Task brief.
Write the data out again, character for character, with no images.

++++ Dataset content ++++

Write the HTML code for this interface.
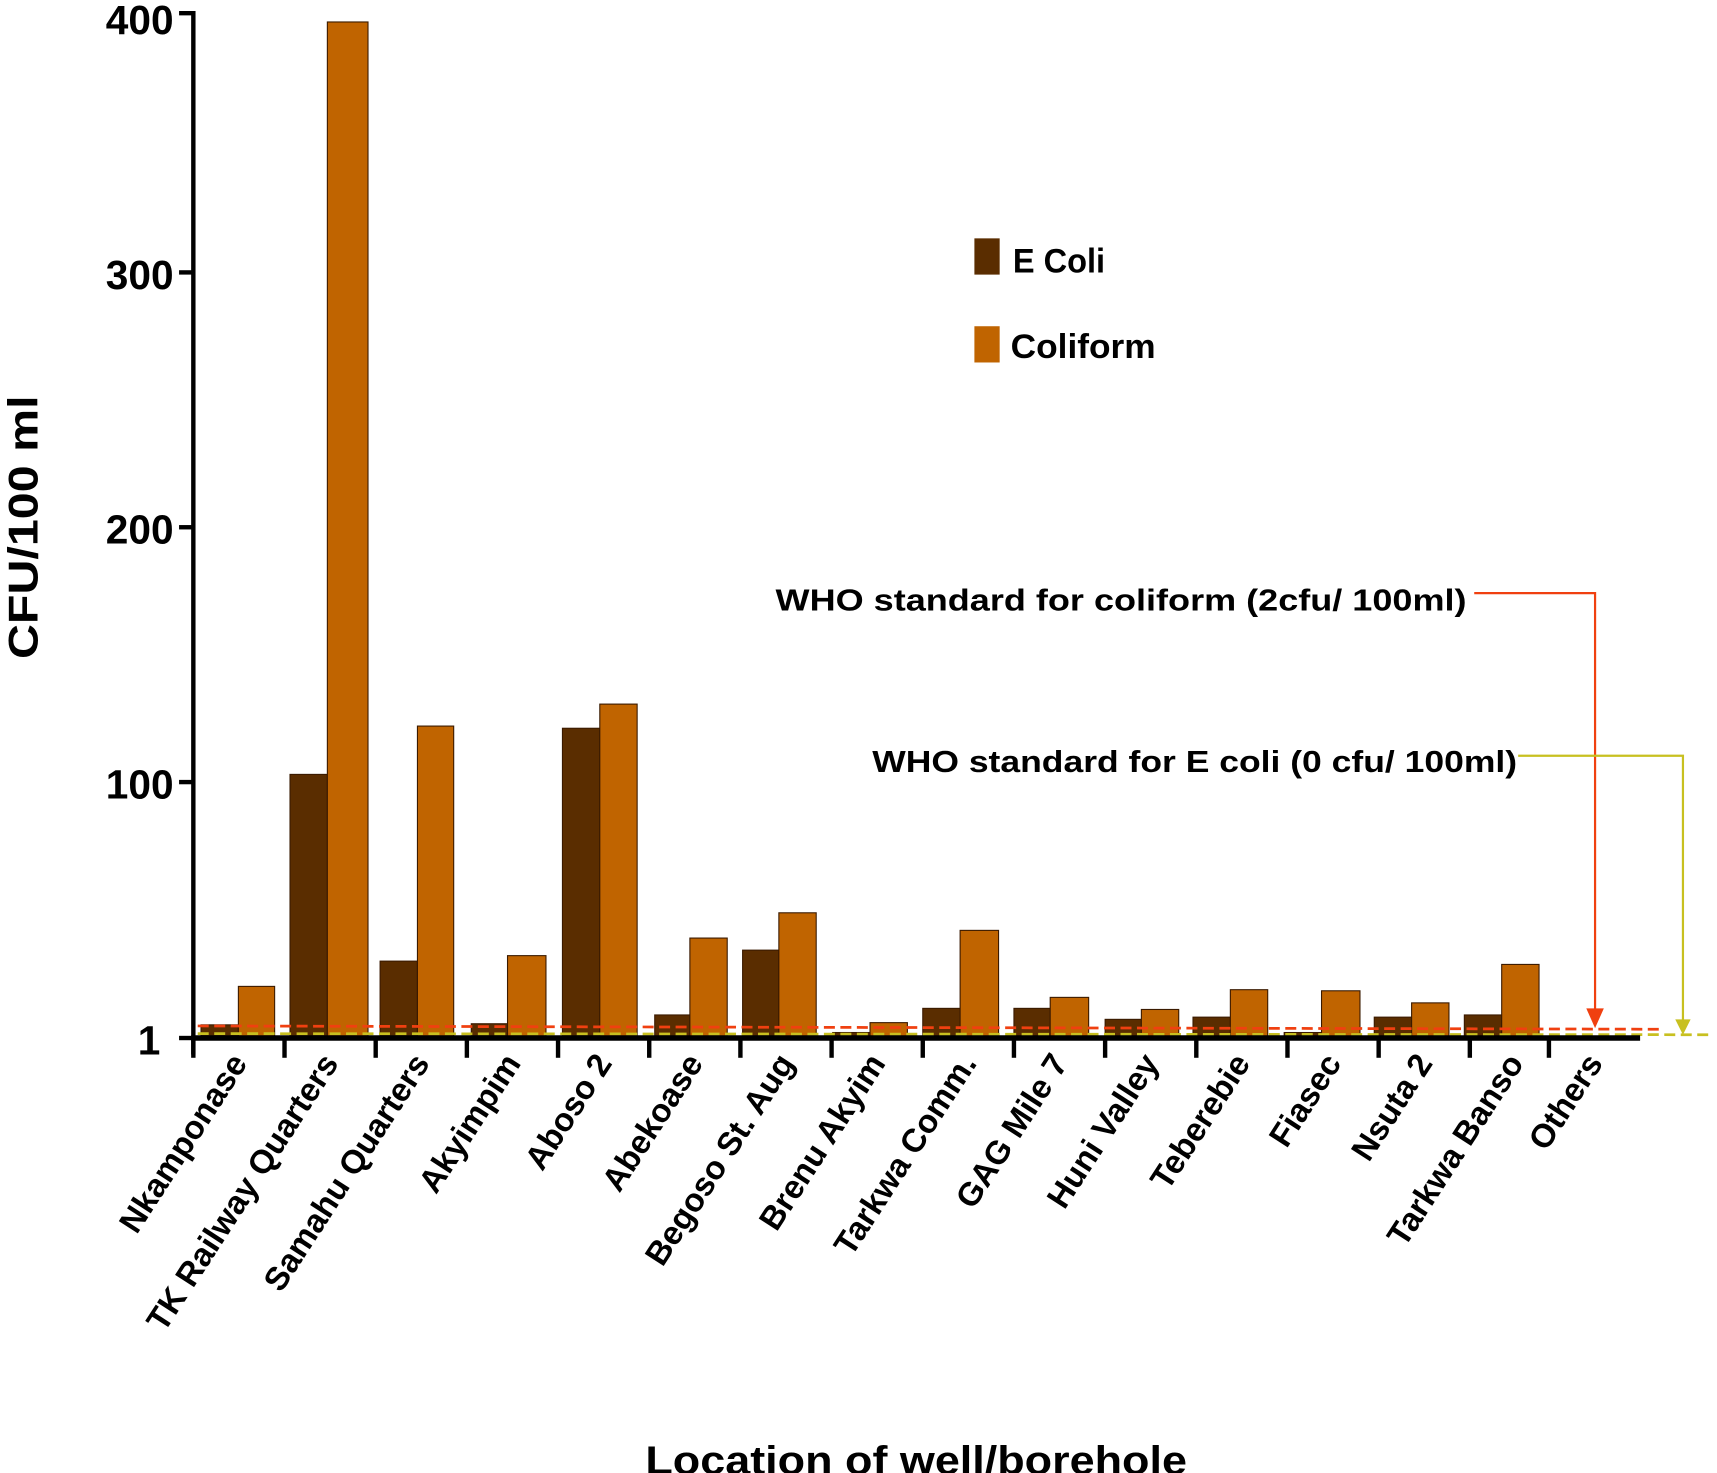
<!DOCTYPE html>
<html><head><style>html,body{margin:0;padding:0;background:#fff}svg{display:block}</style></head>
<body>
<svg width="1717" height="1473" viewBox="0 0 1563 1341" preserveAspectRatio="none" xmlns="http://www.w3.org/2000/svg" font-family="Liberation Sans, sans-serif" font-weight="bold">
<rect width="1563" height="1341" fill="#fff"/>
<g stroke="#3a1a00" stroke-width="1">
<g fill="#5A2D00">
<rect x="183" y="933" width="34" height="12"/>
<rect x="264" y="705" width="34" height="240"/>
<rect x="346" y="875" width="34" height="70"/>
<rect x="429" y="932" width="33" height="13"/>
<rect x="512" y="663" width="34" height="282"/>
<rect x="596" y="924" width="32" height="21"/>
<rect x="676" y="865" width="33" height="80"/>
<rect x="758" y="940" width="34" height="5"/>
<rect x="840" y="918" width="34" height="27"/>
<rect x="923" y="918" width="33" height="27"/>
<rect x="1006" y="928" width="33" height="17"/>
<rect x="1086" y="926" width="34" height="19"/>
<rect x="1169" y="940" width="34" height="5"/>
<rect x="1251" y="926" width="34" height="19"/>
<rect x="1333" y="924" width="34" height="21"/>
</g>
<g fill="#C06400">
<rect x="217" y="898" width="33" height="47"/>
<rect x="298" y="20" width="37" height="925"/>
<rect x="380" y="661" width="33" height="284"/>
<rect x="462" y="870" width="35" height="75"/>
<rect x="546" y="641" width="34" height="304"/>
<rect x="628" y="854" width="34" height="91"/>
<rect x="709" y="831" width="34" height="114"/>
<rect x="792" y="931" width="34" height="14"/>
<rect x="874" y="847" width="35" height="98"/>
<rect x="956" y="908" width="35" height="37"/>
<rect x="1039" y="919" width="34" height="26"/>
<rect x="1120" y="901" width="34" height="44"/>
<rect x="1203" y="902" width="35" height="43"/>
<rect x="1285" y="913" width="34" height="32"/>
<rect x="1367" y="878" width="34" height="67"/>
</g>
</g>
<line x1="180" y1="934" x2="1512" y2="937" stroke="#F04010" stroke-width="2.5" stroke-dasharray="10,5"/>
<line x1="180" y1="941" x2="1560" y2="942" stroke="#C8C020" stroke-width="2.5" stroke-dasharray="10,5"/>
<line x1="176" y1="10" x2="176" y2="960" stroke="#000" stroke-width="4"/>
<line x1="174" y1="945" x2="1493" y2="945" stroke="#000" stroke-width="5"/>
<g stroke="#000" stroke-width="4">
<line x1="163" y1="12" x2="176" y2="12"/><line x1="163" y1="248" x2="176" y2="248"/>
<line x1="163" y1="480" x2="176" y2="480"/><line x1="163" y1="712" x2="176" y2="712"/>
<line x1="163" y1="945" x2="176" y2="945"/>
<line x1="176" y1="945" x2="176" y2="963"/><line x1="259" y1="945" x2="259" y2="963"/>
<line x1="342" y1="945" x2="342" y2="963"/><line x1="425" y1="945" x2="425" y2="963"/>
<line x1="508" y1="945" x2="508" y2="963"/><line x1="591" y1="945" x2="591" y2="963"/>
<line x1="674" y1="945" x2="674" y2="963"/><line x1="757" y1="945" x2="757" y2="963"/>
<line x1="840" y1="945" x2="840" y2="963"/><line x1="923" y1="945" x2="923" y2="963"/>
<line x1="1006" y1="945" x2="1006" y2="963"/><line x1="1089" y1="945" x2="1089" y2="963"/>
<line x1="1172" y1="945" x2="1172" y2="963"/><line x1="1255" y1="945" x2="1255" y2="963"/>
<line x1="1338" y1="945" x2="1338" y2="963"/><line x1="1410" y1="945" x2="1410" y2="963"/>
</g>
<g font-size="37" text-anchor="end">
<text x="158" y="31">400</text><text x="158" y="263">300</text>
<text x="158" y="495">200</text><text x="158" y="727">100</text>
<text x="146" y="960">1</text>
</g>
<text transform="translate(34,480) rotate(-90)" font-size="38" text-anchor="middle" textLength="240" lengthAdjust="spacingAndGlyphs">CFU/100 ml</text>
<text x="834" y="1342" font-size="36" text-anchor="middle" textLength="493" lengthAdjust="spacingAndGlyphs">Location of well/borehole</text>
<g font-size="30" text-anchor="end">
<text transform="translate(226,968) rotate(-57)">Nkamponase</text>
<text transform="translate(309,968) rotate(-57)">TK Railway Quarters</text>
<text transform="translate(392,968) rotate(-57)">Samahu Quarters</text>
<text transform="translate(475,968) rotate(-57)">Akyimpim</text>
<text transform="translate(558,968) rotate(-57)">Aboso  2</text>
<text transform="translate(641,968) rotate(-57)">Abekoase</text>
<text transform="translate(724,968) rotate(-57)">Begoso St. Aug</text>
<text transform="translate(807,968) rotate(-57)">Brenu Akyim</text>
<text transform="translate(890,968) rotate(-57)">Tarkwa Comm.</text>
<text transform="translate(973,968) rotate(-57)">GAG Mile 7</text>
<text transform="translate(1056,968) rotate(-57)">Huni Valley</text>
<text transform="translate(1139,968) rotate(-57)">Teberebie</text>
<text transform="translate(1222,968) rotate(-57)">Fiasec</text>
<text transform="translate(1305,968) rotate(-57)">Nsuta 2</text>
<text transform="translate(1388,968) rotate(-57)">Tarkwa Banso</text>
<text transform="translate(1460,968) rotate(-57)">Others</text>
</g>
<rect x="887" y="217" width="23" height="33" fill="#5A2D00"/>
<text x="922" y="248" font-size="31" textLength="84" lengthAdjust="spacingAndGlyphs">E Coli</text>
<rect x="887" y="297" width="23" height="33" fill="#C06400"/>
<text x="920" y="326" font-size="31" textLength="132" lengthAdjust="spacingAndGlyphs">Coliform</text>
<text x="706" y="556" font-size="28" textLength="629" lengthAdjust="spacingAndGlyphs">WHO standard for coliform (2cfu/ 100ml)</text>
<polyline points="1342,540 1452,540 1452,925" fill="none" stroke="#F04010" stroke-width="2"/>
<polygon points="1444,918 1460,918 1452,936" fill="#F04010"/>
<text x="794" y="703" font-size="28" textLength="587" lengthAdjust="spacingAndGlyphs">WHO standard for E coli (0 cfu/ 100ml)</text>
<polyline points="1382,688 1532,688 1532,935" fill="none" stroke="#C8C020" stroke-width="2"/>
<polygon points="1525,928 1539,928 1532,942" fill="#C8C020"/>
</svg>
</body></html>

++++

Correct response.
Write the HTML code for this interface.
<!DOCTYPE html>
<html><head><style>html,body{margin:0;padding:0;background:#fff}svg{display:block}</style></head>
<body>
<svg width="1717" height="1473" viewBox="0 0 1563 1341" preserveAspectRatio="none" xmlns="http://www.w3.org/2000/svg" font-family="Liberation Sans, sans-serif" font-weight="bold">
<rect width="1563" height="1341" fill="#fff"/>
<g stroke="#3a1a00" stroke-width="1">
<g fill="#5A2D00">
<rect x="183" y="933" width="34" height="12"/>
<rect x="264" y="705" width="34" height="240"/>
<rect x="346" y="875" width="34" height="70"/>
<rect x="429" y="932" width="33" height="13"/>
<rect x="512" y="663" width="34" height="282"/>
<rect x="596" y="924" width="32" height="21"/>
<rect x="676" y="865" width="33" height="80"/>
<rect x="758" y="940" width="34" height="5"/>
<rect x="840" y="918" width="34" height="27"/>
<rect x="923" y="918" width="33" height="27"/>
<rect x="1006" y="928" width="33" height="17"/>
<rect x="1086" y="926" width="34" height="19"/>
<rect x="1169" y="940" width="34" height="5"/>
<rect x="1251" y="926" width="34" height="19"/>
<rect x="1333" y="924" width="34" height="21"/>
</g>
<g fill="#C06400">
<rect x="217" y="898" width="33" height="47"/>
<rect x="298" y="20" width="37" height="925"/>
<rect x="380" y="661" width="33" height="284"/>
<rect x="462" y="870" width="35" height="75"/>
<rect x="546" y="641" width="34" height="304"/>
<rect x="628" y="854" width="34" height="91"/>
<rect x="709" y="831" width="34" height="114"/>
<rect x="792" y="931" width="34" height="14"/>
<rect x="874" y="847" width="35" height="98"/>
<rect x="956" y="908" width="35" height="37"/>
<rect x="1039" y="919" width="34" height="26"/>
<rect x="1120" y="901" width="34" height="44"/>
<rect x="1203" y="902" width="35" height="43"/>
<rect x="1285" y="913" width="34" height="32"/>
<rect x="1367" y="878" width="34" height="67"/>
</g>
</g>
<line x1="180" y1="934" x2="1512" y2="937" stroke="#F04010" stroke-width="2.5" stroke-dasharray="10,5"/>
<line x1="180" y1="941" x2="1560" y2="942" stroke="#C8C020" stroke-width="2.5" stroke-dasharray="10,5"/>
<line x1="176" y1="10" x2="176" y2="960" stroke="#000" stroke-width="4"/>
<line x1="174" y1="945" x2="1493" y2="945" stroke="#000" stroke-width="5"/>
<g stroke="#000" stroke-width="4">
<line x1="163" y1="12" x2="176" y2="12"/><line x1="163" y1="248" x2="176" y2="248"/>
<line x1="163" y1="480" x2="176" y2="480"/><line x1="163" y1="712" x2="176" y2="712"/>
<line x1="163" y1="945" x2="176" y2="945"/>
<line x1="176" y1="945" x2="176" y2="963"/><line x1="259" y1="945" x2="259" y2="963"/>
<line x1="342" y1="945" x2="342" y2="963"/><line x1="425" y1="945" x2="425" y2="963"/>
<line x1="508" y1="945" x2="508" y2="963"/><line x1="591" y1="945" x2="591" y2="963"/>
<line x1="674" y1="945" x2="674" y2="963"/><line x1="757" y1="945" x2="757" y2="963"/>
<line x1="840" y1="945" x2="840" y2="963"/><line x1="923" y1="945" x2="923" y2="963"/>
<line x1="1006" y1="945" x2="1006" y2="963"/><line x1="1089" y1="945" x2="1089" y2="963"/>
<line x1="1172" y1="945" x2="1172" y2="963"/><line x1="1255" y1="945" x2="1255" y2="963"/>
<line x1="1338" y1="945" x2="1338" y2="963"/><line x1="1410" y1="945" x2="1410" y2="963"/>
</g>
<g font-size="37" text-anchor="end">
<text x="158" y="31">400</text><text x="158" y="263">300</text>
<text x="158" y="495">200</text><text x="158" y="727">100</text>
<text x="146" y="960">1</text>
</g>
<text transform="translate(34,480) rotate(-90)" font-size="38" text-anchor="middle" textLength="240" lengthAdjust="spacingAndGlyphs">CFU/100 ml</text>
<text x="834" y="1342" font-size="36" text-anchor="middle" textLength="493" lengthAdjust="spacingAndGlyphs">Location of well/borehole</text>
<g font-size="30" text-anchor="end">
<text transform="translate(226,968) rotate(-57)">Nkamponase</text>
<text transform="translate(309,968) rotate(-57)">TK Railway Quarters</text>
<text transform="translate(392,968) rotate(-57)">Samahu Quarters</text>
<text transform="translate(475,968) rotate(-57)">Akyimpim</text>
<text transform="translate(558,968) rotate(-57)">Aboso  2</text>
<text transform="translate(641,968) rotate(-57)">Abekoase</text>
<text transform="translate(724,968) rotate(-57)">Begoso St. Aug</text>
<text transform="translate(807,968) rotate(-57)">Brenu Akyim</text>
<text transform="translate(890,968) rotate(-57)">Tarkwa Comm.</text>
<text transform="translate(973,968) rotate(-57)">GAG Mile 7</text>
<text transform="translate(1056,968) rotate(-57)">Huni Valley</text>
<text transform="translate(1139,968) rotate(-57)">Teberebie</text>
<text transform="translate(1222,968) rotate(-57)">Fiasec</text>
<text transform="translate(1305,968) rotate(-57)">Nsuta 2</text>
<text transform="translate(1388,968) rotate(-57)">Tarkwa Banso</text>
<text transform="translate(1460,968) rotate(-57)">Others</text>
</g>
<rect x="887" y="217" width="23" height="33" fill="#5A2D00"/>
<text x="922" y="248" font-size="31" textLength="84" lengthAdjust="spacingAndGlyphs">E Coli</text>
<rect x="887" y="297" width="23" height="33" fill="#C06400"/>
<text x="920" y="326" font-size="31" textLength="132" lengthAdjust="spacingAndGlyphs">Coliform</text>
<text x="706" y="556" font-size="28" textLength="629" lengthAdjust="spacingAndGlyphs">WHO standard for coliform (2cfu/ 100ml)</text>
<polyline points="1342,540 1452,540 1452,925" fill="none" stroke="#F04010" stroke-width="2"/>
<polygon points="1444,918 1460,918 1452,936" fill="#F04010"/>
<text x="794" y="703" font-size="28" textLength="587" lengthAdjust="spacingAndGlyphs">WHO standard for E coli (0 cfu/ 100ml)</text>
<polyline points="1382,688 1532,688 1532,935" fill="none" stroke="#C8C020" stroke-width="2"/>
<polygon points="1525,928 1539,928 1532,942" fill="#C8C020"/>
</svg>
</body></html>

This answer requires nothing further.